I think every author I’ve ever read has influenced me in some way. Either as examples of how to write or how not to write. I’ll focus on the positive side of the question here.

I’ll discuss a few in this post and explore others in future posts.

These aren’t ranked according to who is the most influential. That would be almost impossible. Some have inspired the love of reading and the desire to write. Others have shown aspects of the craft, of how to write a story.

Walter Farley is without a doubt the first writer to influence me. I loved his Black Stallion stories. He is the author who first instilled the idea of writing stories. That seed took many years of germination before producing fruit. Fruit that led to a third career as a writer.

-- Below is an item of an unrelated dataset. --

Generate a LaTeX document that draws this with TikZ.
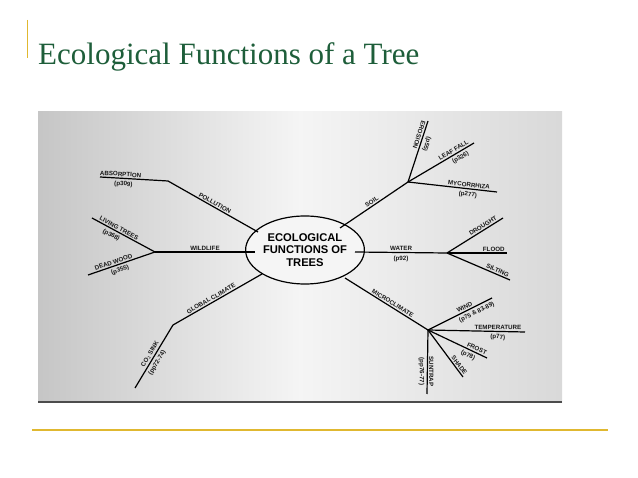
\documentclass[tikz,border=0pt]{standalone}
\usepackage{fontspec}
\setmainfont{Liberation Serif}
\setsansfont{Liberation Sans}
\usetikzlibrary{shapes.geometric}
\definecolor{titlegreen}{HTML}{1E5E3A}
\definecolor{gold}{HTML}{E0B830}
\tikzset{
  br/.style={line width=1.2pt,black},
  lab/.style={font=\sffamily\bfseries\fontsize{6.2}{6.8}\selectfont,inner sep=1.2pt,text=black!90},
  up/.style={lab,sloped,above},
  dn/.style={lab,sloped,below,inner sep=2.5pt},
}
\begin{document}
\begin{tikzpicture}[x=1pt,y=-1pt]
\useasboundingbox (0,0) rectangle (638,478);
\fill[white] (0,0) rectangle (638,478);
% slide decorations
\draw[gold,line width=1pt] (27,20) -- (27,58);
\draw[gold,line width=1.2pt] (32,430) -- (608,430);
\node[anchor=base west,text=titlegreen,font=\fontsize{31}{33}\selectfont,inner sep=0] (title) at (38,65) {Ecological Functions of a Tree};
% photo
\shade[left color=gray!45,right color=gray!30,middle color=gray!8] (38,112) rectangle (562,403);
\fill[black!70] (38,401) rectangle (562,403);
% centre
\node[draw,ellipse,line width=1.2pt,minimum width=98,minimum height=68,fill=gray!8,align=center,inner sep=0,
  font=\sffamily\bfseries\fontsize{11.2}{12.6}\selectfont] (c) at (305,250) {ECOLOGICAL\\FUNCTIONS OF\\TREES};
% coordinates
\coordinate (abs1) at (100,177); \coordinate (abs2) at (168,181);
\coordinate (pol) at (258,232);
\coordinate (wl) at (255,252); \coordinate (wj) at (155,252);
\coordinate (liv) at (92,218); \coordinate (dw) at (88,275);
\coordinate (gc) at (262,274); \coordinate (gk) at (173,325); \coordinate (co) at (135,388);
\coordinate (so) at (340,228); \coordinate (sj) at (408,182);
\coordinate (ero) at (428,121); \coordinate (lf) at (474,143); \coordinate (my) at (497,192);
\coordinate (wa) at (355,252); \coordinate (wj2) at (447,253);
\coordinate (dr) at (503,218); \coordinate (fl) at (507,253); \coordinate (si) at (510,280);
\coordinate (mc) at (345,278); \coordinate (mj) at (428,330);
\coordinate (wi) at (492,298); \coordinate (te) at (525,332); \coordinate (fr) at (487,358);
\coordinate (sh) at (463,377); \coordinate (su) at (427,394);
% branches with labels
\draw[br] (abs1) -- node[up,pos=.3] (tabs) {ABSORPTION} node[dn,pos=.35] (tabsp) {(p309)} (abs2)
  -- node[up,pos=.5] (tpol) {POLLUTION} (pol);
\draw[br] (wj) -- node[up] (twl) {WILDLIFE} (wl);
\draw[br] (liv) -- node[up,pos=.4] (tliv) {LIVING TREES} node[dn,pos=.35] (tlivp) {(p368)} (wj);
\draw[br] (dw) -- node[up,pos=.4] (tdw) {DEAD WOOD} node[dn,pos=.45] (tdwp) {(p355)} (wj);
\draw[br] (gk) -- node[up,pos=.45] (tgc) {GLOBAL CLIMATE} (gc);
\draw[br] (co) -- node[up,pos=.5] (tco) {CO$_\mathbf{2}$ SINK} node[dn,pos=.45] (tcop) {(pp72-74)} (gk);
\draw[br] (so) -- node[up,pos=.5] (tso) {SOIL} (sj);
\draw[br] (sj) -- node[lab,rotate=-108.5,anchor=north,pos=.75] (tero) {EROSION} node[lab,rotate=-108.5,anchor=south,inner sep=2.5pt,pos=.65] (terop) {(p55)} (ero);
\draw[br] (sj) -- node[up,pos=.72] (tlf) {LEAF FALL} node[dn,pos=.75] (tlfp) {(p326)} (lf);
\draw[br] (sj) -- node[up,pos=.68] (tmy) {MYCORRHIZA} node[dn,pos=.68] (tmyp) {(p277)} (my);
\draw[br] (wa) -- node[up,pos=.5] (twa) {WATER} node[dn,pos=.5] (twap) {(p92)} (wj2);
\draw[br] (wj2) -- node[up,pos=.68] (tdr) {DROUGHT} (dr);
\draw[br] (wj2) -- node[up,pos=.78] (tfl) {FLOOD} (fl);
\draw[br] (wj2) -- node[up,pos=.78] (tsi) {SILTING} (si);
\draw[br] (mc) -- node[up,pos=.55] (tmc) {MICROCLIMATE} (mj);
\draw[br] (mj) -- node[up,pos=.6] (twi) {WIND} node[dn,pos=.72] (twip) {(p75 \& 83-89)} (wi);
\draw[br] (mj) -- node[up,pos=.72] (tte) {TEMPERATURE} node[dn,pos=.72] (ttep) {(p77)} (te);
\draw[br] (mj) -- node[up,pos=.8] (tfr) {FROST} node[dn,pos=.72] (tfrp) {(p78)} (fr);
\draw[br] (mj) -- node[up,pos=.8] (tsh) {SHADE} (sh);
\draw[br] (mj) -- node[lab,rotate=-90,anchor=south,pos=.65] (tsu) {SUNTRAP} node[lab,rotate=-90,anchor=north,inner sep=2.5pt,pos=.65] (tsup) {(pp76-77)} (su);
\end{tikzpicture}
\end{document}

I discovered Orson Scott Card through Ender’s Game. My appreciation of him deepened with his Alvin Maker series. From Mr. Card, I learned the importance of building credible story worlds that are so real you forget they’re the creations of one man’s mind. His books on the craft of writing taught me about creating compelling characters and how to build story worlds that transport the reader into new experiences even in what feels like a familiar setting. His alternative American History in the Alvin Maker series left me believing it could have really happened.

Morgan Llwelyn writes about Ireland with stories based on hard fact—her Irish Century series—and stories that are mix of history and mythology such as The Lion of Ireland and so many others. I study her to learn how to make real historical characters come alive in the reader’s mind and heart. Her story worlds portray an Ireland so real, I am there with the sea breeze in my face, the aroma of the peat bogs, the cacophony of the cities. Her descriptions of Irish forts and the halls of the kings are alive with the reality of the time period whether it’s the Twentieth Century or the mists and myths of time.

What authors have influenced you then most? How? Why?